Reporting burden is real. You'll need to submit performance reports (typically semi-annually or annually), financial reports (SF-425), and potentially subaward data to USASpending.gov. Missed deadlines can trigger conditions on future awards.
Executive compensation disclosure applies if your organization receives $25 million or more in total federal funding annually — not just DoD money. If that threshold is met, you must publicly report your top-five executives' compensation.
Records must be kept for at least three years after the final financial report. In practice this means keeping grant files even after the project ends. If you have pending audits or unresolved findings, the retention period extends.
Subawards to subrecipients above $30,000 must be reported to USASpending.gov within 30 days.

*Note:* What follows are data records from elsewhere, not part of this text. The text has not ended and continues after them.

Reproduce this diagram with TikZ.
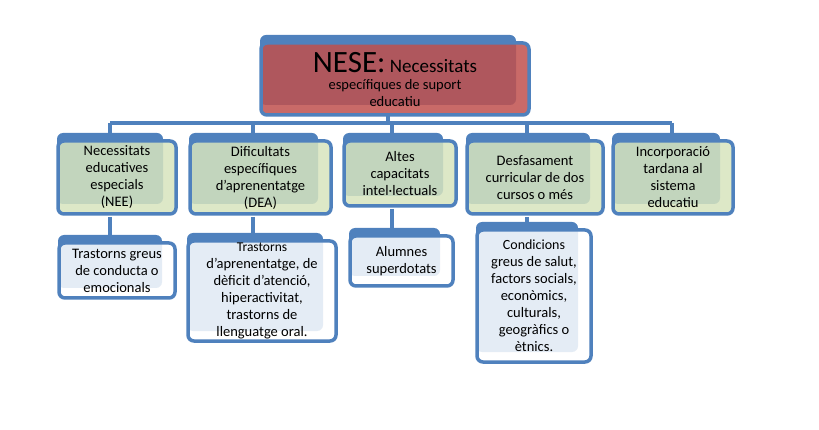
\documentclass[tikz,border=0pt]{standalone}
\usepackage{fontspec}
\setmainfont{Carlito}
\definecolor{bl}{HTML}{4F81BD}
\definecolor{rd}{HTML}{C0504D}
\definecolor{gr}{HTML}{D7E4BD}
\begin{document}
\begin{tikzpicture}[x=1pt,y=-1pt,
  back/.style={fill=bl,draw=none,rounded corners=6pt},
  front/.style={draw=bl,line width=3.5pt,rounded corners=6pt,fill opacity=0.85,text opacity=1,align=center,font=\fontsize{14.5}{17}\selectfont},
  link/.style={draw=bl,line width=3.5pt}]
\useasboundingbox (0,0) rectangle (819,430);
\draw[link] (388,114) -- (388,123);
\draw[link] (110,123) -- (672,123);
\foreach \x in {110,253,392,527,672}{\draw[link] (\x,123) -- (\x,133);}
\foreach \x/\a/\b in {110/217/235,253/217/233,392/209/228,527/217/222}{\draw[link] (\x,\a) -- (\x,\b);}
\newcommand{\bx}[7]{%
  \fill[back] (#2,#3) rectangle (#4,#5);
  \node[front,fill=#6,minimum width=#4-#2+12pt,minimum height=#5-#3+2pt,inner sep=1pt] (#1) at ({(#2+#4)/2+7},{(#3+#5)/2+9}) {#7};}
\bx{top}{260}{35}{516}{105}{rd}{\fontsize{19}{22}\selectfont{\fontsize{31}{31}\selectfont NESE:} Necessitats\\específiques de suport\\educatiu}
\bx{nee}{57}{133}{163}{204}{gr}{Necessitats\\educatives\\especials\\(NEE)}
\bx{dea}{189}{133}{318}{204}{gr}{Dificultats\\específiques\\d'aprenentatge\\(DEA)}
\bx{alt}{343}{133}{443}{196}{gr}{Altes\\capacitats\\intel·lectuals}
\bx{des}{466}{133}{590}{204}{gr}{Desfasament\\curricular de dos\\cursos o més}
\bx{inc}{612}{133}{720}{204}{gr}{Incorporació\\tardana al\\sistema\\educatiu}
\bx{tg}{58}{235}{162}{288}{white}{Trastorns greus\\de conducta o\\emocionals}
\bx{ta}{187}{233}{323}{331}{white}{\fontsize{13.5}{16.5}\selectfont Trastorns\\d'aprenentatge, de\\dèficit d'atenció,\\hiperactivitat,\\trastorns de\\llenguatge oral.}
\bx{al}{349}{228}{440}{276}{white}{Alumnes\\superdotats}
\bx{co}{476}{222}{578}{352}{white}{\fontsize{14}{16.5}\selectfont Condicions\\greus de salut,\\factors socials,\\econòmics,\\culturals,\\geogràfics o\\ètnics.}
\end{tikzpicture}
\end{document}
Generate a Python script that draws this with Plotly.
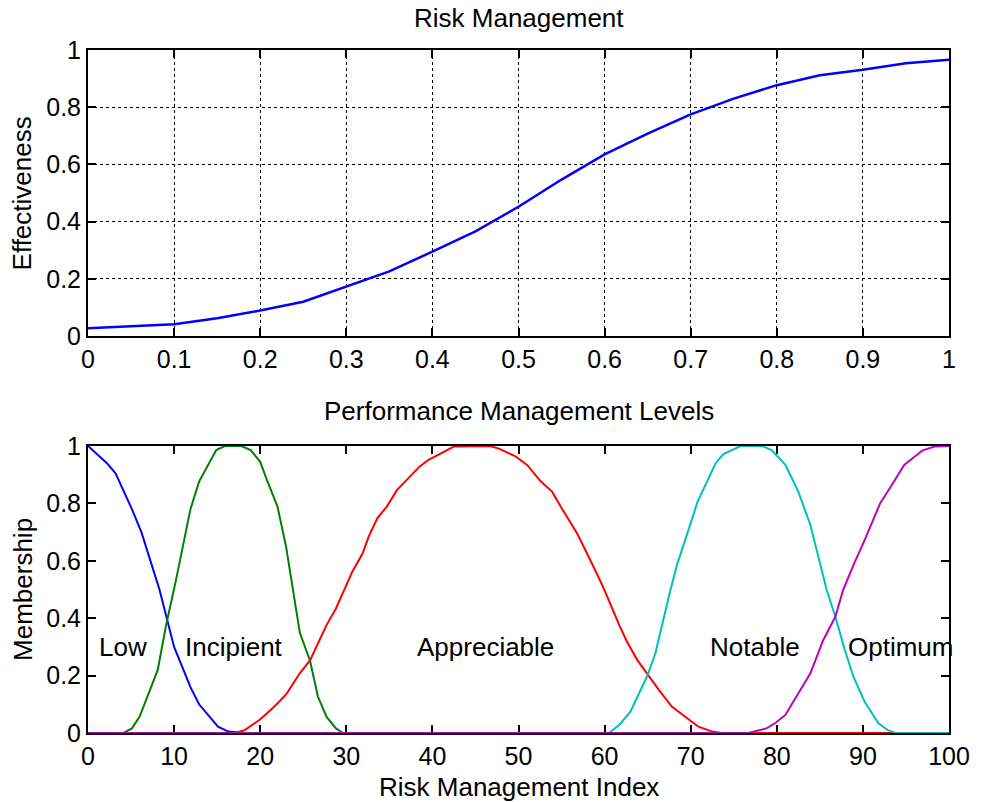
import plotly.graph_objects as go
from plotly.subplots import make_subplots

# --- Risk Management effectiveness curve ---
risk_x = [0.0, 0.05, 0.1, 0.15, 0.2, 0.25, 0.3, 0.35, 0.4, 0.45, 0.5,
          0.55, 0.6, 0.65, 0.7, 0.75, 0.8, 0.85, 0.9, 0.95, 1.0]
risk_y = [0.027, 0.033, 0.041, 0.062, 0.089, 0.120, 0.173, 0.226, 0.295, 0.366, 0.452,
          0.547, 0.635, 0.708, 0.775, 0.830, 0.877, 0.912, 0.931, 0.954, 0.966]

# --- Performance management membership functions ---
low_x = [0, 2.2, 3.2, 5.1, 6.2, 8.3, 10, 11.9, 12.9, 15.1, 16.3, 18.2, 100]
low_y = [1, 0.94, 0.905, 0.78, 0.70, 0.50, 0.30, 0.16, 0.10, 0.022, 0.005, 0, 0]

incipient_x = [0, 4.1, 5.1, 6.0, 8.1, 9.1, 10.2, 11.9, 12.9, 14, 14.9, 15.9, 17.8, 18.9,
               20, 20.8, 22, 23, 24.6, 25.8, 26.7, 27.7, 28.8, 29.6, 100]
incipient_y = [0, 0, 0.016, 0.057, 0.22, 0.38, 0.53, 0.78, 0.876, 0.934, 0.986, 1, 1, 0.986,
               0.945, 0.88, 0.79, 0.65, 0.35, 0.25, 0.127, 0.057, 0.016, 0, 0]

appreciable_x = [0, 17, 18.2, 19.9, 20.8, 22, 23.1, 24.6, 25.8, 26.5, 27.7, 28.8, 29.6, 30.7,
                 31.9, 32.6, 33.6, 34.7, 35.9, 36.8, 38.5, 39.5, 40.6, 42.5, 46.7, 47.8,
                 49.7, 51, 52.6, 53.9, 54.9, 56.8, 58.8, 59.9, 61.7, 62.6, 63.8, 65, 66.3,
                 67.8, 69.4, 70.9, 72.5, 73.6, 100]
appreciable_y = [0, 0, 0.01, 0.045, 0.069, 0.103, 0.138, 0.208, 0.254, 0.30, 0.376, 0.434,
                 0.487, 0.562, 0.626, 0.684, 0.748, 0.789, 0.847, 0.876, 0.928, 0.951, 0.969,
                 0.998, 1, 0.99, 0.963, 0.934, 0.876, 0.841, 0.789, 0.696, 0.574, 0.504,
                 0.376, 0.318, 0.254, 0.202, 0.150, 0.092, 0.057, 0.022, 0.005, 0, 0]

notable_x = [0, 60.5, 61.7, 63, 65, 65.9, 67.5, 68.4, 69.8, 70.8, 71.9, 72.9, 73.8, 75.8,
             78.3, 79.4, 81, 82.5, 83.9, 84.8, 85.8, 86.8, 87.9, 88.9, 90.2, 91.8, 92.9,
             93.8, 100]
notable_y = [0, 0, 0.028, 0.074, 0.202, 0.278, 0.48, 0.585, 0.713, 0.806, 0.876, 0.94,
             0.972, 1, 1, 0.986, 0.934, 0.841, 0.725, 0.62, 0.498, 0.405, 0.289, 0.196,
             0.109, 0.034, 0.01, 0, 0]

optimum_x = [0, 76.7, 78.8, 79.8, 81, 82.5, 83.9, 85.4, 86.8, 87.7, 88.9, 90.2, 92, 93.1,
             94.8, 96.9, 98.3, 100]
optimum_y = [0, 0, 0.016, 0.034, 0.063, 0.138, 0.208, 0.324, 0.405, 0.498, 0.585, 0.672,
             0.80, 0.852, 0.934, 0.984, 0.998, 1]

level_names = ["Low", "Incipient", "Appreciable", "Notable", "Optimum"]
level_label_x = [1, 11, 38, 72, 88]
level_label_y = 0.3

FONT = "Liberation Sans, Arial, sans-serif"
FS_TICK = 25
FS_TEXT = 26

fig = make_subplots(rows=2, cols=1, vertical_spacing=0.0)

fig.add_trace(go.Scatter(x=risk_x, y=risk_y, mode="lines",
                         line=dict(color="#0000FF", width=2.5), showlegend=False),
              row=1, col=1)

series = [
    (low_x, low_y, "#0000FF"),
    (incipient_x, incipient_y, "#008000"),
    (appreciable_x, appreciable_y, "#FF0000"),
    (notable_x, notable_y, "#00BFBF"),
    (optimum_x, optimum_y, "#BF00BF"),
]
for xs, ys, col in series:
    fig.add_trace(go.Scatter(x=xs, y=ys, mode="lines",
                             line=dict(color=col, width=2), showlegend=False),
                  row=2, col=1)

L, R, T, B = 88, 27, 50, 69
W, H = 982, 802
ph = H - T - B
pw = W - L - R


def ypaper(py):
    return (H - B - py) / ph


def xpaper(px):
    return (px - L) / pw


axis_common = dict(
    showline=True, linecolor="black", linewidth=2, mirror="ticks",
    ticks="inside", ticklen=8, tickwidth=1.5, tickcolor="black",
    tickfont=dict(family=FONT, size=FS_TICK, color="black"),
    zeroline=False,
)

fig.update_xaxes(domain=[0, 1], **axis_common)
fig.update_yaxes(**axis_common)

fig.update_xaxes(row=1, col=1, range=[0, 1], tickmode="linear", tick0=0, dtick=0.1,
                 showgrid=True, gridcolor="black", griddash="dot", gridwidth=1)
fig.update_yaxes(row=1, col=1, range=[0, 1], tickmode="linear", tick0=0, dtick=0.2,
                 domain=[ypaper(336), 1],
                 showgrid=True, gridcolor="black", griddash="dot", gridwidth=1)

fig.update_xaxes(row=2, col=1, range=[0, 100], tickmode="linear", tick0=0, dtick=10,
                 showgrid=False, layer="below traces")
fig.update_yaxes(row=2, col=1, range=[0, 1], tickmode="linear", tick0=0, dtick=0.2,
                 domain=[0, ypaper(446)], showgrid=False, layer="below traces")

annotations = []
for name, lx in zip(level_names, level_label_x):
    annotations.append(dict(x=lx, y=level_label_y, xref="x2", yref="y2", text=name,
                            showarrow=False, xanchor="left", yanchor="middle",
                            font=dict(family=FONT, size=FS_TEXT, color="black")))

text_items = [
    ("Risk Management", 522, 18, 0),
    ("Performance Management Levels", 522, 411, 0),
    ("Risk Management Index", 522, 787, 0),
    ("Effectiveness", 22, 193, -90),
    ("Membership", 22, 589.5, -90),
]
for txt, px, py, ang in text_items:
    annotations.append(dict(x=xpaper(px), y=ypaper(py), xref="paper", yref="paper",
                            text=txt, showarrow=False, textangle=ang,
                            xanchor="center", yanchor="middle",
                            font=dict(family=FONT, size=FS_TEXT, color="black")))

fig.update_layout(
    width=W, height=H,
    margin=dict(l=L, r=R, t=T, b=B),
    plot_bgcolor="white", paper_bgcolor="white",
    annotations=annotations,
    showlegend=False,
)

fig.write_html("out.html")
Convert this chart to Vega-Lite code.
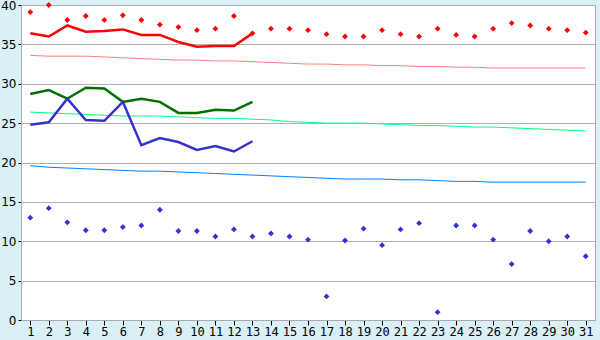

If you pass-through DoD funds to another organization, you inherit prime recipient obligations and must flow down applicable requirements.
Statutory Authority
This rule implements:
- 10 U.S.C. § 113 — Secretary of Defense's authority to issue regulations governing DoD administration and operations
- 5 U.S.C. § 301 — General agency housekeeping authority
- 2 CFR Part 200 — OMB's government-wide Uniform Guidance for federal awards, which DoD implements and supplements through these Parts
Recent Rulemakings
No major Federal Register amendments reported for these Parts. The rules implement the post-2014 OMB Uniform Guidance framework.